### Problem
Search the entries for the word "with" and pull out each line that has it.

---------- Supplied records ----------

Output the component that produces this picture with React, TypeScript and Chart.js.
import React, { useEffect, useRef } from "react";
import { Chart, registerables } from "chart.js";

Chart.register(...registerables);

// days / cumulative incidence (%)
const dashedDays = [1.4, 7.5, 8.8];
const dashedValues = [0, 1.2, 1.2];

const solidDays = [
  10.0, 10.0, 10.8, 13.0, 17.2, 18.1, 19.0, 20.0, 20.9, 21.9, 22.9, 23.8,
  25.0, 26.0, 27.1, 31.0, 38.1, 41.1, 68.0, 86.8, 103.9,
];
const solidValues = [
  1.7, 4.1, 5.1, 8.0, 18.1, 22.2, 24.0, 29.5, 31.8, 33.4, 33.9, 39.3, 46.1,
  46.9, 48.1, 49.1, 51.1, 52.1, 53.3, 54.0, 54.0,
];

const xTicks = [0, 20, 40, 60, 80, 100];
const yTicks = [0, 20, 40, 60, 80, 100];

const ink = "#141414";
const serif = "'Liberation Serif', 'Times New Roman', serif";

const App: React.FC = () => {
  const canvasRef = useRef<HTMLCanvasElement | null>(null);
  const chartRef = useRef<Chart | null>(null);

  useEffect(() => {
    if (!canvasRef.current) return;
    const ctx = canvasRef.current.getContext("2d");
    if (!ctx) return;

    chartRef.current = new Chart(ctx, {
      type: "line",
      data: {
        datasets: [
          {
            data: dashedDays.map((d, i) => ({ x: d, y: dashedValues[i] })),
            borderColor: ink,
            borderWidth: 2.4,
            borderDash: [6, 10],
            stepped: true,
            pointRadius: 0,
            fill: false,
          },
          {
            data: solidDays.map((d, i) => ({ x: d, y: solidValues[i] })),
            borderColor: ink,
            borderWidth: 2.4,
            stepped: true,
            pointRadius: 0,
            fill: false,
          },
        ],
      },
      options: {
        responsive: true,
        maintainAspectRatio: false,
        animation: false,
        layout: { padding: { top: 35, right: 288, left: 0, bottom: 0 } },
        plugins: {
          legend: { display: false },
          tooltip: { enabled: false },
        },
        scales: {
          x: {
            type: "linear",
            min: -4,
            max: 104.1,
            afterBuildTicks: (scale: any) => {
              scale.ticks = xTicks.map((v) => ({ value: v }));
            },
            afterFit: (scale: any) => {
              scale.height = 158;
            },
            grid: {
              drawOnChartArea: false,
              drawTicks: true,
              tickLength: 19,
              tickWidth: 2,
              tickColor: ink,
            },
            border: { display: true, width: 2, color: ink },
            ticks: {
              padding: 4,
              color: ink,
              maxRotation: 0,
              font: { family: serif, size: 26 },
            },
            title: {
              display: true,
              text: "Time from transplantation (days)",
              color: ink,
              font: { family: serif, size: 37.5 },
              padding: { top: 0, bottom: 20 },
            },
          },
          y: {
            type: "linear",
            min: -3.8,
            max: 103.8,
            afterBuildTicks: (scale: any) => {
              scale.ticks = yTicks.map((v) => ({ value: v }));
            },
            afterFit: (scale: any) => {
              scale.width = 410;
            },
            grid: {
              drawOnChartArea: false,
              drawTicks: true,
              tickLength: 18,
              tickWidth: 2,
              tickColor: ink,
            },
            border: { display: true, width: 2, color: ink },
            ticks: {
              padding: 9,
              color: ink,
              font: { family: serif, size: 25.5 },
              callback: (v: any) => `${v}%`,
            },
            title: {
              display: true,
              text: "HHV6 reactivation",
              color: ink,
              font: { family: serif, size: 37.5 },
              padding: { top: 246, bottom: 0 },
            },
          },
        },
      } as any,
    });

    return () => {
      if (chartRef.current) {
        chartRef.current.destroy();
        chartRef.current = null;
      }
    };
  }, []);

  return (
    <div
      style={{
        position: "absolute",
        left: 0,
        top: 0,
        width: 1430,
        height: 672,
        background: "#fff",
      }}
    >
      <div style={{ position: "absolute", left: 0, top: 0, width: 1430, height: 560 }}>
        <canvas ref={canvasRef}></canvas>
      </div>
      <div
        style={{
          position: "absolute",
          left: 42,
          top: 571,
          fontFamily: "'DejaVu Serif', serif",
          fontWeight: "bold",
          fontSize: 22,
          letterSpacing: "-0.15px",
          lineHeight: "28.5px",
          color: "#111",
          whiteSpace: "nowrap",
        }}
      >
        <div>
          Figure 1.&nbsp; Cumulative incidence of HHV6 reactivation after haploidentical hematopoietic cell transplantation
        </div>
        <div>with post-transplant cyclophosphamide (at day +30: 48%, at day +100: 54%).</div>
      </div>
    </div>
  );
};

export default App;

----------
---------- Supplied records ----------

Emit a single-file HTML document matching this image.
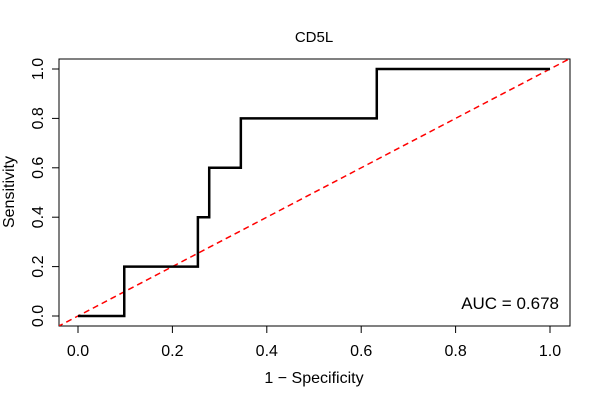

----------

### Answer
Output the component that produces this picture with React, TypeScript and Chart.js.
        <div>with post-transplant cyclophosphamide (at day +30: 48%, at day +100: 54%).</div>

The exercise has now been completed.